• Your instructions: Starting with the first line below, extract each line through the one that contains "const arrowLine = (a, b, color)", inclusive, excluding pictures.

• • • • • • •

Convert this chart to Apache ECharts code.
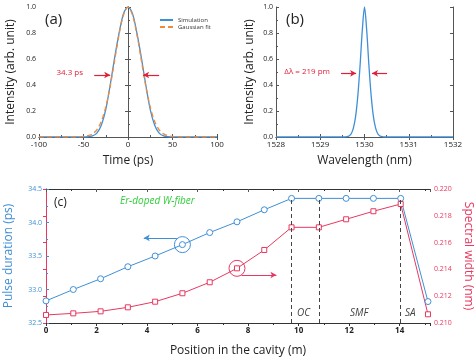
<!DOCTYPE html>
<html><head><meta charset="utf-8">
<script src="https://cdn.jsdelivr.net/npm/echarts@6/dist/echarts.min.js"></script>
<style>html,body{margin:0;padding:0;background:#fff}#c{width:474px;height:364px}</style>
</head><body><div id="c"></div>
<script>
// ---- Panel (a): temporal profile ----
const timePs = [-100,-60,-55,-50,-45,-40,-35,-30,-25,-20,-15,-10,-5,0,5,10,15,20,25,30,35,40,45,50,55,60,100];
const simIntensity = [0,0,0,0,0.002,0.008,0.03,0.09,0.21,0.40,0.61,0.80,0.95,1.0,0.95,0.80,0.61,0.40,0.21,0.09,0.03,0.008,0.002,0,0,0,0];
const gaussFit = [0,0,0.001,0.004,0.01,0.024,0.055,0.12,0.23,0.39,0.59,0.79,0.94,1.0,0.94,0.79,0.59,0.39,0.23,0.12,0.055,0.024,0.01,0.004,0.001,0,0];
// ---- Panel (b): spectrum ----
const wavelengthNm = [1528,1529.5,1529.55,1529.6,1529.65,1529.7,1529.75,1529.8,1529.85,1529.9,1529.95,1530,1530.05,1530.1,1530.15,1530.2,1530.25,1530.3,1530.35,1530.4,1530.45,1530.5,1532];
const spectrum = [0,0,0,0.002,0.008,0.025,0.07,0.16,0.32,0.55,0.82,1.0,0.82,0.55,0.32,0.16,0.07,0.025,0.008,0.002,0,0,0];
// ---- Panel (c): evolution along cavity ----
const positionM = [0,1.08,2.16,3.24,4.32,5.40,6.48,7.56,8.64,9.72,10.80,11.88,12.96,14.04,15.12];
const pulseDurationPs = [32.83,33.00,33.16,33.34,33.50,33.67,33.85,34.01,34.19,34.36,34.36,34.36,34.36,34.36,32.82];
const spectralWidthNm = [0.2106,0.21072,0.21087,0.21117,0.21159,0.21222,0.21304,0.21408,0.21545,0.21714,0.21714,0.21774,0.21834,0.21888,0.21065];
const sectionBounds = [9.72,10.80,14.04];

const BLUE = '#3f8fd6', ORANGE = '#ee8a3c', RED = '#e8385f', ARED = '#e0203a';
const FONT = 'Open Sans';
const pair = (xs, ys) => xs.map((x, i) => [x, ys[i]]);

const frameAxis = {axisLine:{lineStyle:{color:'#555',width:1}}, axisTick:{inside:true,length:3,lineStyle:{color:'#555'}}, splitLine:{show:false}};
const chart = echarts.init(document.getElementById('c'), null, {renderer:'canvas'});
const arrowLine = (a, b, color) => [{coord:a, lineStyle:{color:color,width:1.2,type:'solid'}}, {coord:b}];

const option = {
  animation:false,
  textStyle:{fontFamily:FONT},
  grid:[
    {left:39, top:7, width:178, height:130, containLabel:false, outerBoundsMode:'none'},
    {left:276, top:7, width:177, height:130, containLabel:false, outerBoundsMode:'none'},
    {left:46, top:189, width:384, height:134, containLabel:false, outerBoundsMode:'none'}
  ],
  legend:{
    left:154, top:12, orient:'vertical', itemWidth:13, itemHeight:6, itemGap:1,
    itemStyle:{opacity:0},
    textStyle:{fontSize:6, color:'#333', fontFamily:FONT},
    data:['Simulation','Gaussian fit']
  },
  xAxis:[
    Object.assign({}, frameAxis, {gridIndex:0, type:'value', min:-100, max:100, interval:50,
      minorTick:{show:true, splitNumber:2, length:2},
      axisLabel:{fontSize:8, color:'#222', margin:4},
      name:'Time (ps)', nameLocation:'middle', nameGap:18, nameTextStyle:{fontSize:12, color:'#222'}}),
    Object.assign({}, frameAxis, {gridIndex:1, type:'value', min:1528, max:1532, interval:1,
      minorTick:{show:true, splitNumber:2, length:2},
      axisLabel:{fontSize:8, color:'#222', margin:4, formatter:v=>String(v)},
      name:'Wavelength (nm)', nameLocation:'middle', nameGap:18, nameTextStyle:{fontSize:12, color:'#222'}}),
    Object.assign({}, frameAxis, {gridIndex:2, type:'value', min:0, max:15.2, interval:2,
      axisLine:{lineStyle:{color:'#333',width:1}},
      axisTick:{inside:false,length:3,lineStyle:{color:'#333'}},
      minorTick:{show:true, splitNumber:2, length:2},
      axisLabel:{fontSize:8, color:'#222', margin:4, fontWeight:'bold', showMaxLabel:false},
      name:'Position in the cavity (m)', nameLocation:'middle', nameGap:22, nameTextStyle:{fontSize:12, color:'#222'}}),
    Object.assign({}, frameAxis, {gridIndex:0, type:'value', position:'top', min:-100, max:100, interval:50, axisLabel:{show:false}}),
    Object.assign({}, frameAxis, {gridIndex:1, type:'value', position:'top', min:1528, max:1532, interval:1, axisLabel:{show:false}}),
    Object.assign({}, frameAxis, {gridIndex:2, type:'value', position:'top', min:0, max:15.2, interval:2,
      minorTick:{show:true, splitNumber:2, length:2}, axisLine:{lineStyle:{color:'#333'}}, axisLabel:{show:false}})
  ],
  yAxis:[
    Object.assign({}, frameAxis, {gridIndex:0, type:'value', min:0, max:1, interval:0.2,
      minorTick:{show:true, splitNumber:2, length:2},
      axisLabel:{fontSize:7, color:'#222', margin:3, formatter:v=>v.toFixed(1)},
      name:'Intensity (arb. unit)', nameLocation:'middle', nameGap:22, nameRotate:90, nameTextStyle:{fontSize:12, color:'#222'}}),
    Object.assign({}, frameAxis, {gridIndex:1, type:'value', min:0, max:1, interval:0.2,
      minorTick:{show:true, splitNumber:2, length:2},
      axisLabel:{fontSize:7, color:'#222', margin:3, formatter:v=>v.toFixed(1)},
      name:'Intensity (arb. unit)', nameLocation:'middle', nameGap:20, nameRotate:90, nameTextStyle:{fontSize:12, color:'#222'}}),
    {gridIndex:2, type:'value', min:32.5, max:34.5, interval:0.5, splitLine:{show:false},
      axisLine:{show:true, lineStyle:{color:BLUE, width:1}}, axisTick:{show:true, inside:true, length:3, lineStyle:{color:BLUE}},
      minorTick:{show:true, splitNumber:2, length:2, lineStyle:{color:BLUE}},
      axisLabel:{fontSize:7, color:BLUE, margin:4, formatter:v=>v.toFixed(1)},
      name:'Pulse duration (ps)', nameLocation:'middle', nameGap:31, nameRotate:90, nameTextStyle:{fontSize:12, color:BLUE}},
    {gridIndex:2, type:'value', position:'right', min:0.21, max:0.22, interval:0.002, splitLine:{show:false},
      axisLine:{show:true, lineStyle:{color:RED, width:1}}, axisTick:{show:true, inside:true, length:3, lineStyle:{color:RED}},
      axisLabel:{fontSize:7, color:RED, margin:4, formatter:v=>v.toFixed(3)},
      name:'Spectral width (nm)', nameLocation:'middle', nameGap:28, nameRotate:-90, nameTextStyle:{fontSize:12, color:RED}},
    Object.assign({}, frameAxis, {gridIndex:0, type:'value', position:'right', min:0, max:1, interval:0.2, axisLabel:{show:false}}),
    Object.assign({}, frameAxis, {gridIndex:1, type:'value', position:'right', min:0, max:1, interval:0.2, axisLabel:{show:false}})
  ],
  series:[
    {name:'Simulation', type:'line', xAxisIndex:0, yAxisIndex:0, data:pair(timePs, simIntensity), smooth:0.3,
      showSymbol:false, symbol:'none', lineStyle:{color:BLUE, width:1.3}, itemStyle:{color:BLUE}, z:3,
      markLine:{silent:true, symbol:['none','arrow'], symbolSize:[5,6], label:{show:false},
        data:[arrowLine([-38,0.477],[-20,0.477],ARED), arrowLine([35,0.477],[17,0.477],ARED)]}},
    {name:'Gaussian fit', type:'line', xAxisIndex:0, yAxisIndex:0, data:pair(timePs, gaussFit), smooth:0.3,
      showSymbol:false, symbol:'none', lineStyle:{color:ORANGE, width:1.3, type:[5,3]}, itemStyle:{color:ORANGE}, z:4},
    {name:'Spectrum', type:'line', xAxisIndex:1, yAxisIndex:1, data:pair(wavelengthNm, spectrum), smooth:0.3,
      showSymbol:false, symbol:'none', lineStyle:{color:BLUE, width:1.3}, itemStyle:{color:BLUE},
      markLine:{silent:true, symbol:['none','arrow'], symbolSize:[5,6], label:{show:false},
        data:[arrowLine([1529.47,0.49],[1529.81,0.49],ARED), arrowLine([1530.51,0.49],[1530.17,0.49],ARED)]}},
    {name:'Pulse duration', type:'line', xAxisIndex:2, yAxisIndex:2, data:pair(positionM, pulseDurationPs),
      symbol:'circle', symbolSize:6, lineStyle:{color:BLUE, width:1}, itemStyle:{color:'#fff', borderColor:BLUE, borderWidth:1}, z:4,
      markLine:{silent:true, symbol:'none', label:{show:false}, lineStyle:{color:'#444', type:[4,3], width:1},
        data:sectionBounds.map(x => [{coord:[x,32.5]},{coord:[x,34.36]}]).concat([
          [{coord:[5.18,33.77], symbol:'none', lineStyle:{color:BLUE,type:'solid',width:1.2}}, {coord:[3.87,33.77], symbol:'arrow', symbolSize:[5,6]}]
        ])},
      markPoint:{silent:true, symbol:'circle', symbolSize:16, label:{show:false},
        itemStyle:{color:'rgba(0,0,0,0)', borderColor:BLUE, borderWidth:1}, data:[{coord:[5.40,33.67]}]}},
    {name:'Spectral width', type:'line', xAxisIndex:2, yAxisIndex:3, data:pair(positionM, spectralWidthNm),
      symbol:'rect', symbolSize:5, lineStyle:{color:RED, width:1}, itemStyle:{color:'#fff', borderColor:RED, borderWidth:1}, z:4,
      markLine:{silent:true, label:{show:false},
        data:[[{coord:[7.74,0.21358], symbol:'none', lineStyle:{color:RED,type:'solid',width:1.2}}, {coord:[9.12,0.21358], symbol:'arrow', symbolSize:[5,6]}]]},
      markPoint:{silent:true, symbol:'circle', symbolSize:16, label:{show:false},
        itemStyle:{color:'rgba(0,0,0,0)', borderColor:RED, borderWidth:1}, data:[{coord:[7.56,0.21408]}]}}
  ],
  graphic:[
    {type:'text', left:45, top:12, style:{text:'(a)', fontSize:15, fill:'#222', fontFamily:FONT}},
    {type:'text', left:286, top:12, style:{text:'(b)', fontSize:15, fill:'#222', fontFamily:FONT}},
    {type:'text', right:474-83, top:69, style:{text:'34.3 ps', fontSize:8, fill:ARED, fontFamily:FONT}},
    {type:'text', right:474-330, top:68, style:{text:'\u0394\u03bb = 219 pm', fontSize:8, fill:ARED, fontFamily:FONT}},
    {type:'text', left:54, top:197, style:{text:'(c)', fontSize:12, fill:'#222', fontFamily:FONT}},
    {type:'text', left:120, top:196, style:{text:'Er-doped W-fiber', fontSize:10, fill:'#2fcf3a', fontStyle:'italic', fontFamily:FONT}},
    {type:'text', left:297, top:308, style:{text:'OC', fontSize:10, fill:'#444', fontStyle:'italic', fontFamily:FONT}},
    {type:'text', left:350, top:308, style:{text:'SMF', fontSize:10, fill:'#444', fontStyle:'italic', fontFamily:FONT}},
    {type:'text', left:405, top:308, style:{text:'SA', fontSize:10, fill:'#444', fontStyle:'italic', fontFamily:FONT}}
  ]
};
chart.setOption(option);
</script>
</body></html>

• • • • • • •

• Task answer:
Convert this chart to Apache ECharts code.
<!DOCTYPE html>
<html><head><meta charset="utf-8">
<script src="https://cdn.jsdelivr.net/npm/echarts@6/dist/echarts.min.js"></script>
<style>html,body{margin:0;padding:0;background:#fff}#c{width:474px;height:364px}</style>
</head><body><div id="c"></div>
<script>
// ---- Panel (a): temporal profile ----
const timePs = [-100,-60,-55,-50,-45,-40,-35,-30,-25,-20,-15,-10,-5,0,5,10,15,20,25,30,35,40,45,50,55,60,100];
const simIntensity = [0,0,0,0,0.002,0.008,0.03,0.09,0.21,0.40,0.61,0.80,0.95,1.0,0.95,0.80,0.61,0.40,0.21,0.09,0.03,0.008,0.002,0,0,0,0];
const gaussFit = [0,0,0.001,0.004,0.01,0.024,0.055,0.12,0.23,0.39,0.59,0.79,0.94,1.0,0.94,0.79,0.59,0.39,0.23,0.12,0.055,0.024,0.01,0.004,0.001,0,0];
// ---- Panel (b): spectrum ----
const wavelengthNm = [1528,1529.5,1529.55,1529.6,1529.65,1529.7,1529.75,1529.8,1529.85,1529.9,1529.95,1530,1530.05,1530.1,1530.15,1530.2,1530.25,1530.3,1530.35,1530.4,1530.45,1530.5,1532];
const spectrum = [0,0,0,0.002,0.008,0.025,0.07,0.16,0.32,0.55,0.82,1.0,0.82,0.55,0.32,0.16,0.07,0.025,0.008,0.002,0,0,0];
// ---- Panel (c): evolution along cavity ----
const positionM = [0,1.08,2.16,3.24,4.32,5.40,6.48,7.56,8.64,9.72,10.80,11.88,12.96,14.04,15.12];
const pulseDurationPs = [32.83,33.00,33.16,33.34,33.50,33.67,33.85,34.01,34.19,34.36,34.36,34.36,34.36,34.36,32.82];
const spectralWidthNm = [0.2106,0.21072,0.21087,0.21117,0.21159,0.21222,0.21304,0.21408,0.21545,0.21714,0.21714,0.21774,0.21834,0.21888,0.21065];
const sectionBounds = [9.72,10.80,14.04];

const BLUE = '#3f8fd6', ORANGE = '#ee8a3c', RED = '#e8385f', ARED = '#e0203a';
const FONT = 'Open Sans';
const pair = (xs, ys) => xs.map((x, i) => [x, ys[i]]);

const frameAxis = {axisLine:{lineStyle:{color:'#555',width:1}}, axisTick:{inside:true,length:3,lineStyle:{color:'#555'}}, splitLine:{show:false}};
const chart = echarts.init(document.getElementById('c'), null, {renderer:'canvas'});
const arrowLine = (a, b, color) => [{coord:a, lineStyle:{color:color,width:1.2,type:'solid'}}, {coord:b}];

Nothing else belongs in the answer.